E quali sono le principali scoperte sul piano cinematografico?
Mostrare la diversità cinematografica che viene prodotta in questi paesi del sud-est asiatico permette di sfatare alcuni cliché con cui vengono catalogate le loro produzioni. Perché se è vero che essendoci tanti paesi in cui non c’è una piena libertà d’espressione, questo non vuol dire che l’unico orizzonte cinematografico che abbracciano sia quello del cinema impegnato, fatto di drammi psicologici o argomenti duri. Così come succede anche altrove, anche nel sud-est asiatico c’è una tendenza che sembra farsi strada ed è quella percorsa da di chi cerca di combinare cinema d’autore e cinema di genere. Un orizzonte che mostra grandi potenzialità, perché attraverso thriller o commedie si può cercare di raggiungere un pubblico più largo, senza per questo rinunciare a denunciare o quantomeno mettere in luce i problemi che attraversano la società.

E sono tendenze che comunque rientrano in quella che da sempre è la missione storica di Open Doors…

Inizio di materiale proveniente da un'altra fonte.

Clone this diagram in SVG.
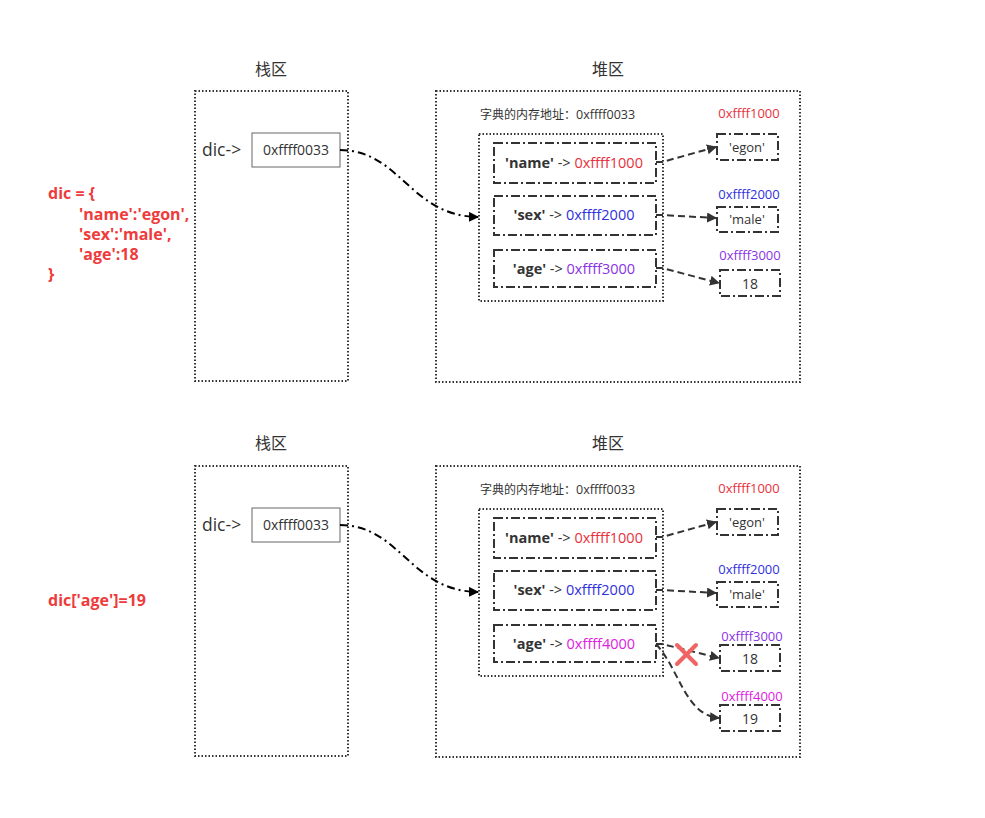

La missione di Open Doors non è solo quella di far scoprire o riscoprire i talenti della regione del nostro focus, ma quello di far conoscere e aiutare a crescere quelli del futuro. Per questo la nostra massima attenzione si rivolge a quei registi che si trovano nel momento del passaggio dal cortometraggio al lungometraggio. E da questo punto di vista l’edizione 2020 ci mostra dei percorsi artistici che per noi sono altamente rappresentativi. Come quello, per fare un esempio, del giovane autore birmano Aung Phyoe, scoperto a Open Doors nel 2017, approdato con un cortometraggio ai Pardi di domani dell’anno scorso e tornato quest’anno con un progetto di lungometraggio sulla piattaforma dedicata alle coproduzioni. Sono i percorsi di questi autori che ci danno la conferma di quanto il potenziale di talenti sia molto più grande di quanto ci venga mostrato nella scena internazionale.

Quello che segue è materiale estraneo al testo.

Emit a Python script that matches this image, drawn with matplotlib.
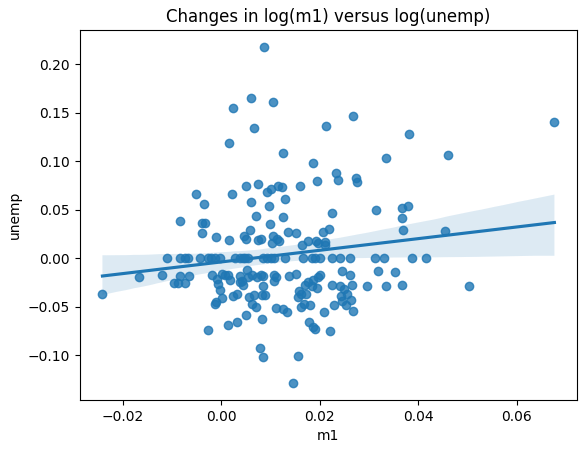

Al di là degli aspetti economici che non sono secondari, quali sono i maggiori ostacoli che incontrano questi giovani registi?
In tanti paesi come il Laos o il Myanmar, non ci sono scuole di cinema e soprattutto non c’è neppure una generazione più anziana di cineasti che possa trasmettere un bagaglio di conoscenze e di esperienze a chi viene dopo. Per questo la nostra sfida è proprio quella di aiutare una nuova generazione di talenti che altrimenti non potrebbe crescere. Spesso infatti sono autodidatti, con mezzi limitati, costretti come dicono loro a un “learning by doing”. Noi li andiamo a incontrare sul campo per conoscere la loro realtà e il loro modo di lavorare e poi in una seconda fase li accompagniamo con una serie di attività a distanza. E se da un lato il nostro obiettivo è proprio quello di cercare di sbloccare questo potenziale, dall’altro la nostra ambizione, tenendo un focus lungo 3 anni sulla stessa, è quello di arrivare a creare una sorta di ecosistema cinematografico. Puntando sui giovani, ma cercando di coinvolgere tutte le persone che operano sul campo cinematografico perché tutte possano progredire a un livello superiore di competenze: dai cineasti ai produttori. Solo in questo modo, con un lavoro a medio termine sia a livello sia locale che regionale, si può costruire un movimento in grado di fornire le basi necessarie e gli strumenti perché poi una cinematografia possa rafforzarsi da sola e crescere per meglio affacciarsi sulla scena internazionale.